In product-first ICMs, the market shows up early:
- automation
- edge cases
- adversarial usage
- incentive exploits
- copycats and forks
- behaviors you didn’t explicitly design for
Because incentives do that. Always. So your product isn’t judged like software anymore. It’s judged like an economic system.
That’s why the winners won’t be the teams that can “launch.” They’ll be the teams that can run.
The new bottleneck is execution quality, not issuance
Once software becomes shippable at internet speed, the bottleneck moves to operational reality:
- reliability under load
- permissioning and boundaries
- orchestration across tools/models/workflows
- verification and auditability (“receipts”)
- monitoring, rollback paths, and recovery
- privacy boundaries for sensitive inputs (when needed)
This is where many fast-built systems break: they’re impressive in a demo, but fragile under real usage.
In a market environment, fragility is not a minor issue.
Fragility becomes an event.
And events get priced.
Orchestration becomes the moat
When people say “AI agent,” they often picture a single model behaving intelligently.
In production, serious AI apps become workflows:
- tool calls
- multi-step execution
- state and memory management
- retries and fallbacks
- permissions and budgets
- monitoring and cost controls
- guardrails and policy constraints
That coordination layer is orchestration.
Orchestration is what turns:
- intelligence → outcomes
- prompts → reliable systems
- prototypes → production behavior
In product-first ICMs, orchestration isn’t a nice-to-have. It’s the difference between a system that survives incentives and a system that becomes a public incident.
The Product-First ICM stack
A simple framework to remember:
- Intent (what someone wants to build)
- Execution (agents/tools/workflows run)
- Verification (trust, auditability, correctness)
- Distribution (asset packaging + markets)
Token-first ICMs mostly lived in step 4. Product-first ICMs require all four.
That’s the shift.
Where Cluster fits in this phase
Product-first ICMs will be won by execution layers, not launch mechanics.
Cluster is built as an AI infrastructure layer designed for this world:
- orchestration to coordinate multi-step workflows into predictable outcomes.
- scalable execution through a modular infrastructure approach.
- data-first design principles so builders can incorporate and benefit from relevant datasets.
- a production environment mindset: guardrails, observability, and reliability matter as much as speed.
On top of that, interfaces like prompt-to-protocol platforms make creation accessible. But creation at scale only works when the infrastructure underneath is designed for market pressure.
The future isn’t just “anyone can launch.”
It’s “anyone can ship” and what they ship can survive.
What builders should do now (practical playbook)
If you’re building toward product-first ICMs, the playbook changes:
- Treat “listing day” as day zero, not day ninety
Incentives arrive early. Design for pressure.
- Design for operators, not just users
Users click. Operators automate. Products must handle automation safely.

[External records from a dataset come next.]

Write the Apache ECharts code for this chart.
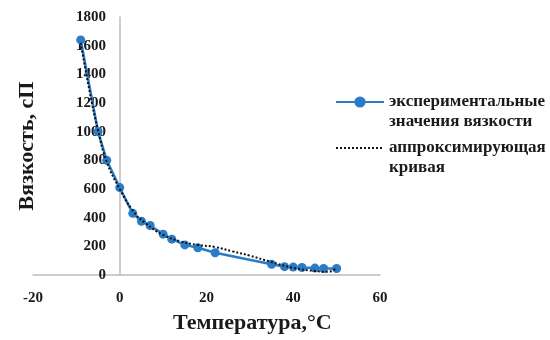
<!DOCTYPE html>
<html>
<head>
<meta charset="utf-8">
<script src="https://cdn.jsdelivr.net/npm/echarts@6/dist/echarts.min.js"></script>
<style>
  html, body { margin: 0; padding: 0; background: #fff; }
  #chart { width: 550px; height: 340px; }
</style>
</head>
<body>
<div id="chart"></div>
<script>
// экспериментальные точки (температура, вязкость)
const tempExp = [-9, -5, -3, 0, 3, 5, 7, 10, 12, 15, 18, 22, 35, 38, 40, 42, 45, 47, 50]
const viscExp = [1640, 1000, 800, 610, 430, 375, 345, 285, 250, 210, 190, 155, 75, 58, 55, 52, 48, 45, 45]
// аппроксимирующая кривая
const tempFit = [-9, -7, -5, -3, 0, 3, 6, 10, 14, 18, 22, 26, 30, 35, 40, 45, 48, 50]
const viscFit = [1620, 1290, 1010, 790, 600, 450, 360, 280, 235, 210, 195, 165, 135, 90, 50, 28, 22, 50]
// подписи осей
const xTicks = { min: -20, max: 60, step: 20 }
const yTicks = { min: 0, max: 1800, step: 200 }

const serif = '"Liberation Serif", "DejaVu Serif", serif'
const blue = '#2a7cc6'

const chart = echarts.init(document.getElementById('chart'))
chart.setOption({
  animation: false,
  grid: { left: 33, right: 170, top: 17, bottom: 65, containLabel: false, outerBoundsMode: 'none' },
  legend: {
    orient: 'vertical',
    left: 335,
    top: 72,
    padding: 0,
    itemWidth: 48,
    itemHeight: 14,
    itemGap: -14,
    textStyle: {
      fontFamily: serif,
      fontWeight: 'bold',
      fontSize: 17,
      lineHeight: 20,
      color: '#1a1a1a',
    },
    data: [
      { name: 'exp' },
      { name: 'fit', itemStyle: { opacity: 0 } },
    ],
    // пустая первая строка, чтобы значок стоял напротив первой строки подписи
    formatter: (name) => name === 'exp'
      ? '\nэкспериментальные\nзначения вязкости'
      : '\nаппроксимирующая\nкривая',
  },
  xAxis: {
    type: 'value',
    min: xTicks.min,
    max: xTicks.max,
    interval: xTicks.step,
    splitLine: { show: false },
    axisTick: { show: false },
    axisLine: { lineStyle: { color: '#bdbdbd', width: 1.5 } },
    axisLabel: {
      margin: 16,
      fontFamily: serif,
      fontWeight: 'bold',
      fontSize: 15,
      color: '#1a1a1a',
    },
  },
  yAxis: {
    type: 'value',
    min: yTicks.min,
    max: yTicks.max,
    interval: yTicks.step,
    // ось Y проходит через x = 0
    offset: -87,
    name: 'Вязкость, сП',
    nameLocation: 'middle',
    nameGap: 82,
    nameTextStyle: {
      fontFamily: serif,
      fontWeight: 'bold',
      fontSize: 22,
      color: '#1a1a1a',
    },
    splitLine: { show: false },
    axisTick: { show: false },
    axisLine: { show: true, onZero: false, lineStyle: { color: '#bdbdbd', width: 1.5 } },
    axisLabel: {
      margin: 14,
      fontFamily: serif,
      fontWeight: 'bold',
      fontSize: 15,
      color: '#1a1a1a',
      formatter: (v) => String(v),
    },
  },
  graphic: [
    {
      type: 'text',
      left: 173,
      top: 312,
      style: {
        text: 'Температура,°С',
        font: 'bold 22px ' + serif,
        fill: '#1a1a1a',
      },
    },
  ],
  series: [
    {
      name: 'exp',
      type: 'line',
      data: tempExp.map((t, i) => [t, viscExp[i]]),
      symbol: 'circle',
      symbolSize: 9,
      itemStyle: { color: blue },
      lineStyle: { color: blue, width: 2.5 },
      z: 2,
    },
    {
      name: 'fit',
      type: 'line',
      data: tempFit.map((t, i) => [t, viscFit[i]]),
      smooth: true,
      symbol: 'none',
      itemStyle: { color: '#111' },
      lineStyle: { color: '#111', width: 2, type: 'dotted' },
      z: 3,
    },
  ],
})
</script>
</body>
</html>
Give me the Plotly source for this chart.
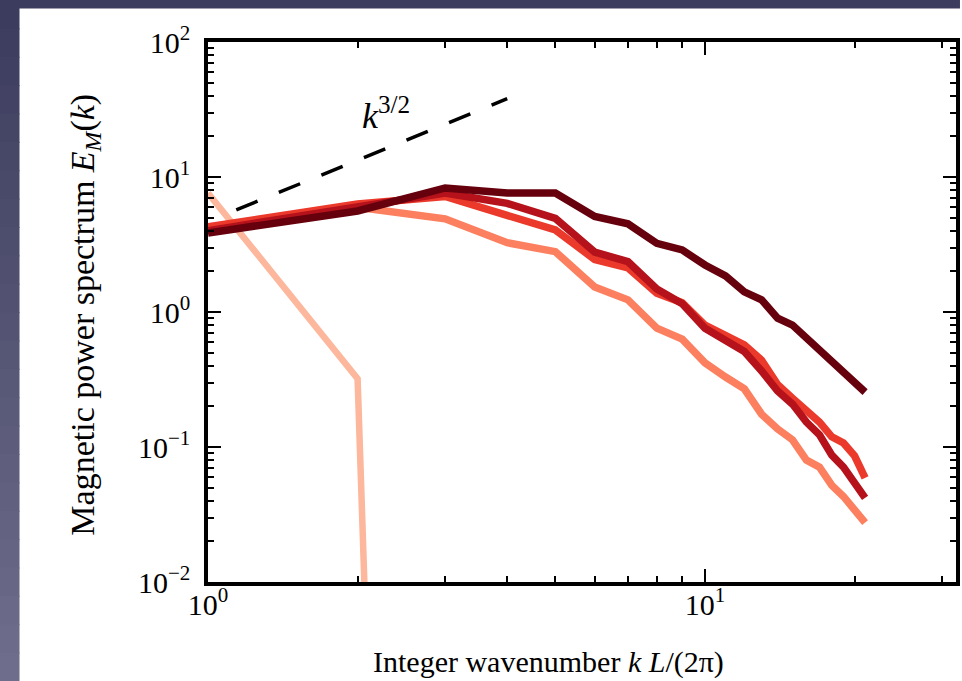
import plotly.graph_objects as go

# ---- spectra: magnetic energy per integer wavenumber at successive times ----
k_early = [1, 2, 3]
E_early = [7.6, 0.32, 1e-20]

k = list(range(1, 22))
E_t1 = [4.1, 5.97, 4.9, 3.26, 2.8, 1.53, 1.23, 0.76, 0.63, 0.42, 0.33,
        0.27, 0.175, 0.136, 0.113, 0.080, 0.071, 0.052, 0.043, 0.034, 0.0275]
E_t2 = [4.27, 6.3, 7.17, 5.24, 4.05, 2.45, 2.12, 1.38, 1.17, 0.80, 0.676,
        0.57, 0.44, 0.29, 0.23, 0.188, 0.153, 0.119, 0.107, 0.086, 0.059]
E_t3 = [4.0, 6.0, 7.6, 6.38, 4.94, 2.78, 2.36, 1.48, 1.15, 0.757, 0.62,
        0.51, 0.366, 0.26, 0.208, 0.153, 0.123, 0.087, 0.071, 0.055, 0.042]
E_t4 = [3.85, 5.6, 8.3, 7.6, 7.6, 5.1, 4.5, 3.23, 2.88, 2.23, 1.85,
        1.41, 1.23, 0.90, 0.80, 0.64, 0.52, 0.43, 0.36, 0.30, 0.255]

# k^{3/2} guide line
k_ref = [1.14, 4.0]
E_ref = [5.7, 38.0]

series_colors = ["#fcb79c", "#fc7f5f", "#eb3a2b", "#b5121b", "#67000d"]

x_tickvals = [1, 10]
x_ticktext = ["10<sup>0</sup>", "10<sup>1</sup>"]
x_minor = [2, 3, 4, 5, 6, 7, 8, 9, 20, 30]
y_tickvals = [0.01, 0.1, 1, 10, 100]
y_ticktext = ["10<sup>\u22122</sup>", "10<sup>\u22121</sup>", "10<sup>0</sup>",
              "10<sup>1</sup>", "10<sup>2</sup>"]
y_minor = [m * 10.0 ** e for e in (-2, -1, 0, 1) for m in range(2, 10)]

# ---- figure geometry (pixels) ----
W, H = 962, 681
ML, MR, MT, MB = 208, 2, 42, 99
PW, PH = W - ML - MR, H - MT - MB


def px(xp):
    return (xp - ML) / PW


def py(yp):
    return (H - MB - yp) / PH


FONT = "Liberation Serif"

fig = go.Figure()

fig.add_trace(go.Scatter(x=k_early, y=E_early, mode="lines",
                         line=dict(color=series_colors[0], width=6.5)))
for vals, col in zip([E_t1, E_t2, E_t3, E_t4], series_colors[1:]):
    fig.add_trace(go.Scatter(x=k, y=vals, mode="lines",
                             line=dict(color=col, width=7.5)))
fig.add_trace(go.Scatter(x=k_ref, y=E_ref, mode="lines",
                         line=dict(color="black", width=3.5, dash="23px,23px")))

axis_common = dict(
    type="log", showgrid=False, zeroline=False,
    showline=True, linecolor="black", linewidth=3.5, mirror="allticks",
    ticks="inside", ticklen=13, tickwidth=2, tickcolor="black",
    tickfont=dict(family=FONT, size=30, color="black"),
)

fig.update_xaxes(**axis_common, range=[0, 1.50515], tickmode="array",
                 tickvals=x_tickvals, ticktext=x_ticktext, ticklabelstandoff=-7,
                 minor=dict(tickmode="array", tickvals=x_minor, ticks="inside",
                            ticklen=6, tickwidth=2, tickcolor="black"))
fig.update_yaxes(**axis_common, range=[-2, 2], tickmode="array",
                 tickvals=y_tickvals, ticktext=y_ticktext, ticklabelstandoff=8,
                 minor=dict(tickmode="array", tickvals=y_minor, ticks="inside",
                            ticklen=6, tickwidth=2, tickcolor="black"))

# slide backdrop: white panel inside a dark frame along the top and left
shapes = []
top_col = (0x3c, 0x3c, 0x5e)
bot_col = (0x6e, 0x6d, 0x8b)
n_bands = 24
for i in range(n_bands):
    t = i / (n_bands - 1)
    c = tuple(round(a + (b - a) * t) for a, b in zip(top_col, bot_col))
    shapes.append(dict(type="rect", xref="paper", yref="paper", layer="below",
                       x0=px(-2), x1=px(18.5),
                       y0=py(H * (i + 1) / n_bands + 1), y1=py(H * i / n_bands),
                       line=dict(width=0), fillcolor="rgb(%d,%d,%d)" % c))
shapes.append(dict(type="rect", xref="paper", yref="paper", layer="below",
                   x0=px(-2), x1=px(W + 2), y0=py(8.5), y1=py(-2),
                   line=dict(width=0), fillcolor="rgb(60,60,94)"))

annotations = [
    dict(text="<i>k</i><sup>3/2</sup>", x=px(387), y=py(113), xref="paper",
         yref="paper", showarrow=False, xanchor="center", yanchor="middle",
         font=dict(family=FONT, size=36, color="black")),
    dict(text="Integer wavenumber <i>k L</i>/(2\u03c0)", x=px(550), y=py(662),
         xref="paper", yref="paper", showarrow=False, xanchor="center",
         yanchor="middle", font=dict(family=FONT, size=30, color="black")),
    dict(text="Magnetic power spectrum <i>E<sub>M</sub></i>(<i>k</i>)",
         x=px(84), y=py(315), xref="paper", yref="paper", showarrow=False,
         textangle=-90, xanchor="center", yanchor="middle",
         font=dict(family=FONT, size=34, color="black")),
]

fig.update_layout(
    width=W, height=H, autosize=False,
    margin=dict(l=ML, r=MR, t=MT, b=MB, pad=0),
    paper_bgcolor="white", plot_bgcolor="white",
    showlegend=False, shapes=shapes, annotations=annotations,
)

fig.write_html("out.html")
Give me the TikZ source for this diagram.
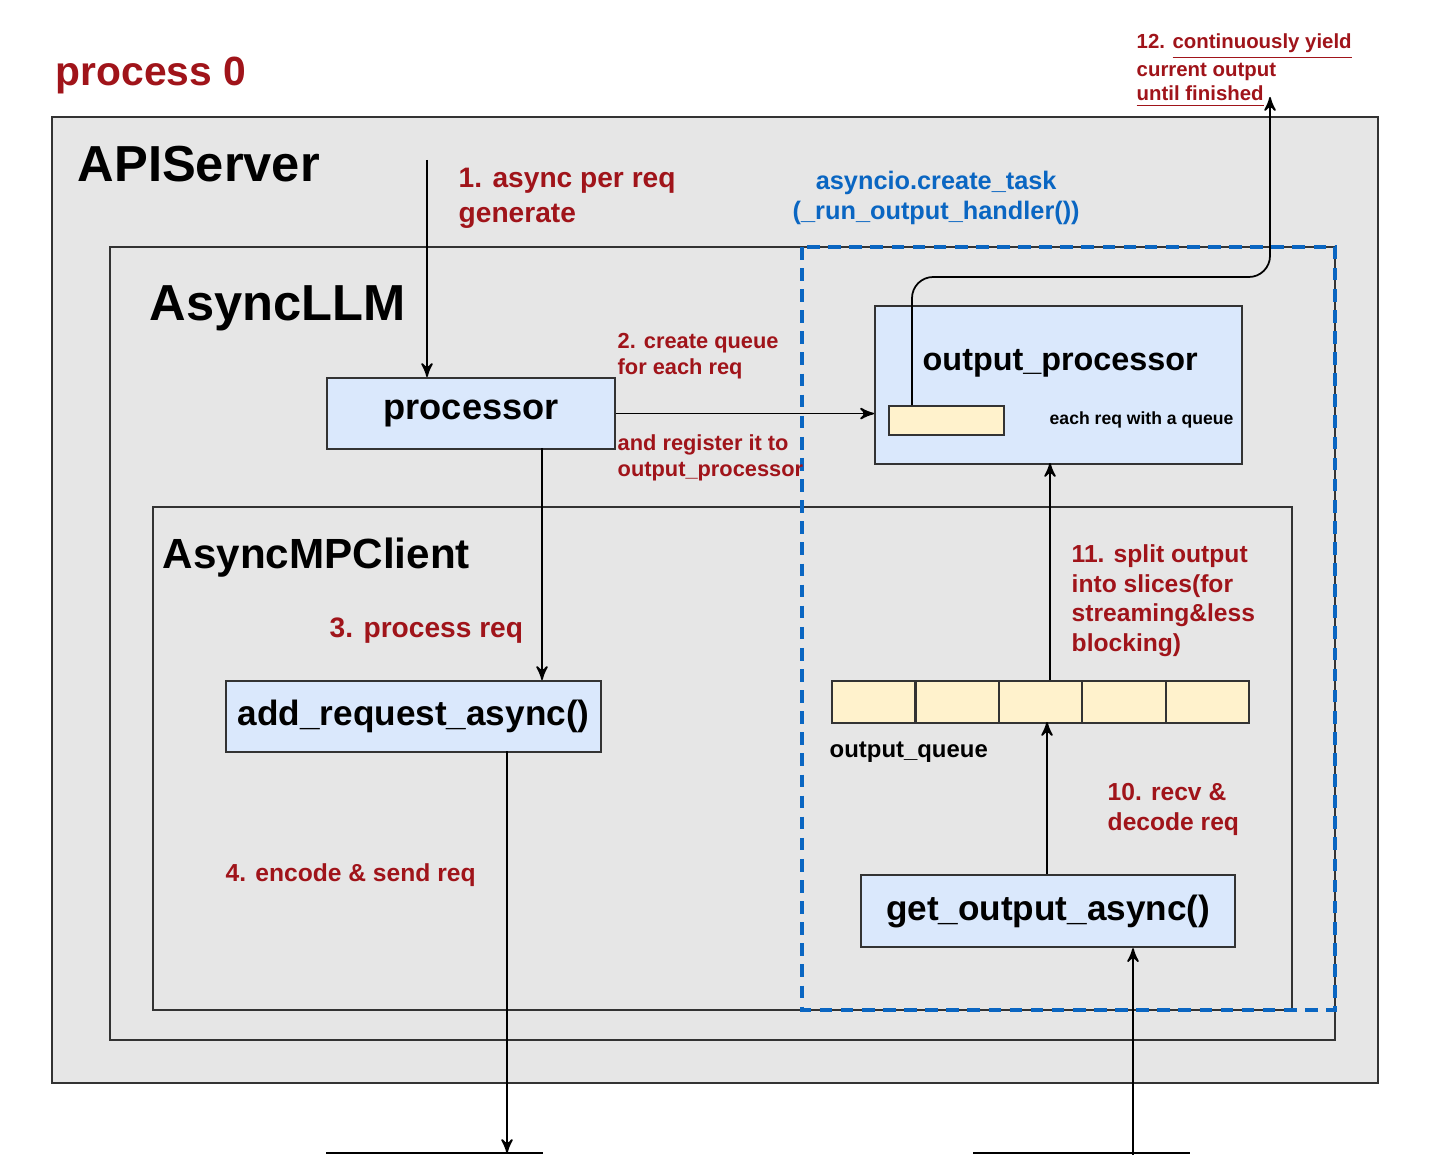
\documentclass[tikz,border=0pt]{standalone}
\usepackage{fontspec}
\setmainfont{Liberation Sans}
\usetikzlibrary{positioning, arrows}
\definecolor{darkred}{HTML}{A0141A}
\definecolor{linkblue}{HTML}{0A66C2}
\definecolor{boxblue}{HTML}{DAE8FC}
\definecolor{cellyellow}{HTML}{FFF2CC}
\definecolor{panelgray}{HTML}{E6E6E6}
\tikzset{
  panel/.style={draw=black!80, fill=panelgray, line width=0.6pt},
  block/.style={draw=black!80, fill=boxblue, line width=0.6pt, inner sep=0pt},
  cell/.style={draw=black!80, fill=cellyellow, line width=0.6pt, minimum width=0.834cm, minimum height=0.42cm, inner sep=0pt},
  note/.style={text=darkred, font=\bfseries, align=left, anchor=north west, inner sep=0pt},
  flow/.style={->, >=stealth', line width=0.5pt}
}
\begin{document}
\begin{tikzpicture}[x=0.01cm, y=-0.01cm]
\useasboundingbox (0,0) rectangle (1440,1155);
\fill[white] (0,0) rectangle (1440,1155);
\node[note, font=\bfseries\fontsize{11.6}{13}\selectfont] (title) at (55,56) {process 0};
\draw[panel] (52,117) rectangle (1378,1083);
\draw[panel] (110,247) rectangle (1335,1040);
\draw[panel] (153,507) rectangle (1292,1010);
\draw[linkblue, dash pattern=on 3.6pt off 2.4pt, line width=1.1pt] (802,247) rectangle (1335,1010);
\node[anchor=north west, inner sep=0pt, font=\bfseries\fontsize{14.4}{16}\selectfont] (api) at (77,145) {APIServer};
\node[anchor=north west, inner sep=0pt, font=\bfseries\fontsize{14.4}{16}\selectfont] (llm) at (149,285) {AsyncLLM};
\node[anchor=north west, inner sep=0pt, font=\bfseries\fontsize{12}{14}\selectfont] (mpc) at (162,537) {AsyncMPClient};
% blocks
\node[block, minimum width=2.88cm, minimum height=0.71cm, anchor=north west, font=\bfseries\fontsize{10.3}{12}\selectfont] (processor) at (326,377) {processor};
\node[block, minimum width=3.67cm, minimum height=1.58cm, anchor=north west] (outproc) at (874,305) {};
\node[anchor=north west, inner sep=0pt, font=\bfseries\fontsize{9.2}{11}\selectfont] (outproclabel) at (922,349) {output\_processor};
\node[cell, minimum width=1.15cm, minimum height=0.29cm, anchor=north west] (slot) at (888,405) {};
\node[anchor=west, inner sep=0pt, font=\bfseries\fontsize{5}{6}\selectfont] (slotlabel) at (1049,420) {each req with a queue};
\node[block, minimum width=3.75cm, minimum height=0.71cm, anchor=north west, font=\bfseries\fontsize{10}{12}\selectfont] (addreq) at (225,680) {add\_request\_async()};
\node[block, minimum width=3.74cm, minimum height=0.72cm, anchor=north west, font=\bfseries\fontsize{10}{12}\selectfont] (getout) at (860,874) {get\_output\_async()};
\foreach \i in {0,...,4}
  \node[cell, anchor=north west] (q\i) at ({831+83.4*\i},680) {};
\node[anchor=north west, inner sep=0pt, font=\bfseries\fontsize{6.8}{8}\selectfont] (qlabel) at (829,741) {output\_queue};
% labels
\node[note, font=\bfseries\fontsize{8}{10}\selectfont] (s1) at (458,167) {1. async per req\\generate};
\node[anchor=north west, inner sep=0pt, text=linkblue, font=\bfseries\fontsize{7.2}{8.8}\selectfont, align=center] (task) at (792,170) {asyncio.create\_task\\(\_run\_output\_handler())};
\node[note, font=\bfseries\fontsize{6.2}{7.4}\selectfont] (s2) at (617,333) {2. create queue\\for each req};
\node[note, font=\bfseries\fontsize{6.2}{7.4}\selectfont] (s2b) at (617,434) {and register it to\\output\_processor};
\node[note, font=\bfseries\fontsize{8}{10}\selectfont] (s3) at (329,617) {3. process req};
\node[note, font=\bfseries\fontsize{7}{8.4}\selectfont] (s4) at (225,863) {4. encode \& send req};
\node[note, font=\bfseries\fontsize{7}{8.4}\selectfont] (s10) at (1107,783) {10. recv \&\\decode req};
\node[note, font=\bfseries\fontsize{7}{8.4}\selectfont] (s11) at (1071,544) {11. split output\\into slices(for\\streaming\&less\\blocking)};
\node[note, font=\bfseries\fontsize{5.8}{6.8}\selectfont] (s12) at (1136,33) {12. \underline{continuously yield}\\current output\\\underline{until finished}};
% connectors
\coordinate (reqin) at (427,160);
\coordinate (sendout) at (507,1153);
\coordinate (recvin) at (1133,1155);
\coordinate (yieldend) at (1270,97);
\coordinate (yieldturn) at (1270,277);
\draw[flow] (reqin) -- (reqin |- processor.north);
\draw[flow] (processor.east) -- (processor.east -| outproc.west);
\draw[flow] (542,448) -- (542,680);
\draw[flow] (507,751) -- (sendout);
\draw[flow] (recvin) -- (recvin |- getout.south);
\draw[flow] (1047,874) -- (1047,722);
\draw[flow] (1050,680) -- (1050,463);
\draw[flow, rounded corners=6pt] (912,405) -- (912,277) -- (yieldturn) -- (yieldend);
\draw[line width=0.6pt] (326,1153) -- (543,1153);
\draw[line width=0.6pt] (973,1153) -- (1190,1153);
\end{tikzpicture}
\end{document}
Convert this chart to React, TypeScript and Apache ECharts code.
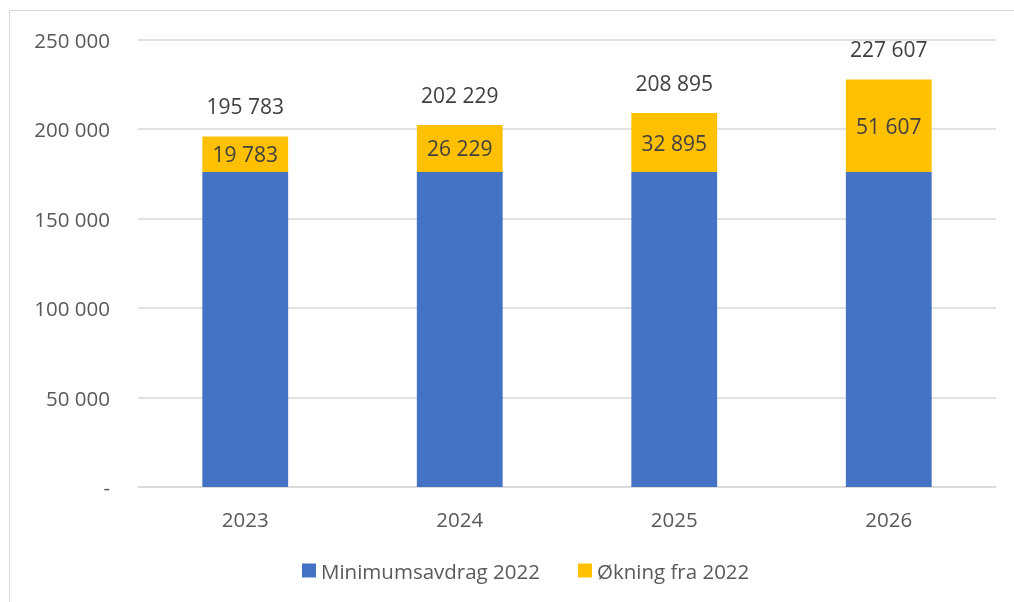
import React, { useEffect, useRef } from "react";
import * as echarts from "echarts";

const categories = ["2023", "2024", "2025", "2026"];
const baseValues = [176000, 176000, 176000, 176000];
const increaseValues = [19783, 26229, 32895, 51607];
const totalValues = [195783, 202229, 208895, 227607];
const seriesNames = ["Minimumsavdrag 2022", "Økning fra 2022"];

const fmt = (v: number) => (v === 0 ? "-" : String(v).replace(/\B(?=(\d{3})+(?!\d))/g, " "));

export default function App() {
  const ref = useRef<HTMLDivElement>(null);
  useEffect(() => {
    const chart = echarts.init(ref.current!, null, { renderer: "svg" });
    const font = "Open Sans, Noto Sans, sans-serif";
    chart.setOption({
      animation: false,
      textStyle: { fontFamily: font },
      graphic: [
        {
          type: "rect",
          shape: { x: 9.5, y: 10.5, width: 1100, height: 700 },
          style: { fill: "none", stroke: "#d9d9d9", lineWidth: 1 },
          silent: true,
        },
      ],
      grid: { left: 138, right: 18, top: 39.5, bottom: 115, containLabel: false },
      legend: {
        data: seriesNames,
        bottom: 16,
        left: 297,
        itemWidth: 14,
        itemHeight: 14,
        itemGap: 38,
        icon: "rect",
        textStyle: { fontSize: 20.5, color: "#595959", fontFamily: font },
      },
      xAxis: {
        type: "category",
        data: categories,
        axisTick: { show: false },
        axisLine: { lineStyle: { color: "#d9d9d9", width: 1.5 } },
        axisLabel: { fontSize: 20.5, color: "#595959", margin: 21, fontFamily: font },
      },
      yAxis: {
        type: "value",
        min: 0,
        max: 250000,
        interval: 50000,
        axisLine: { show: false },
        axisTick: { show: false },
        splitLine: { lineStyle: { color: "#d9d9d9", width: 1.5 } },
        axisLabel: { fontSize: 20.5, color: "#595959", margin: 28, formatter: fmt, fontFamily: font },
      },
      series: [
        {
          name: seriesNames[0],
          type: "bar",
          stack: "s",
          barWidth: "40%",
          data: baseValues,
          itemStyle: { color: "#4472C4" },
        },
        {
          name: seriesNames[1],
          type: "bar",
          stack: "s",
          data: increaseValues,
          itemStyle: { color: "#FFC000" },
          label: {
            show: true,
            position: "inside",
            fontSize: 21,
            color: "#404040",
            fontFamily: font,
            formatter: (p: any) => fmt(p.value),
          },
        },
        {
          name: "Total",
          type: "bar",
          stack: "s",
          data: totalValues.map(() => 0),
          itemStyle: { color: "transparent" },
          label: {
            show: true,
            position: "top",
            distance: 20,
            fontSize: 21,
            color: "#404040",
            fontFamily: font,
            formatter: (p: any) => fmt(totalValues[p.dataIndex]),
          },
        },
      ],
    });
    return () => chart.dispose();
  }, []);
  return <div ref={ref} style={{ position: "fixed", left: 0, top: 0, width: 1014, height: 602 }} />;
}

- Build the execution graph early
Don’t bolt orchestration on later. It becomes painful and expensive.
- Make failure recoverable
Retries, fallbacks, limits, rollback paths, monitoring. Boring wins.
- Tokenize only when the payload can carry it
A token is a powerful wrapper when the product underneath is real.
Closing: the era after token-first is product-first
Token-first ICMs proved issuance can be instant.
Product-first ICMs make the next leap: software becomes an asset, and markets form around working systems, not just symbols.
That world will reward:
- builders who ship real products fast
- and infrastructure that makes speed safe
Product-first ICMs are the new era.
Cluster is building for what that era demands.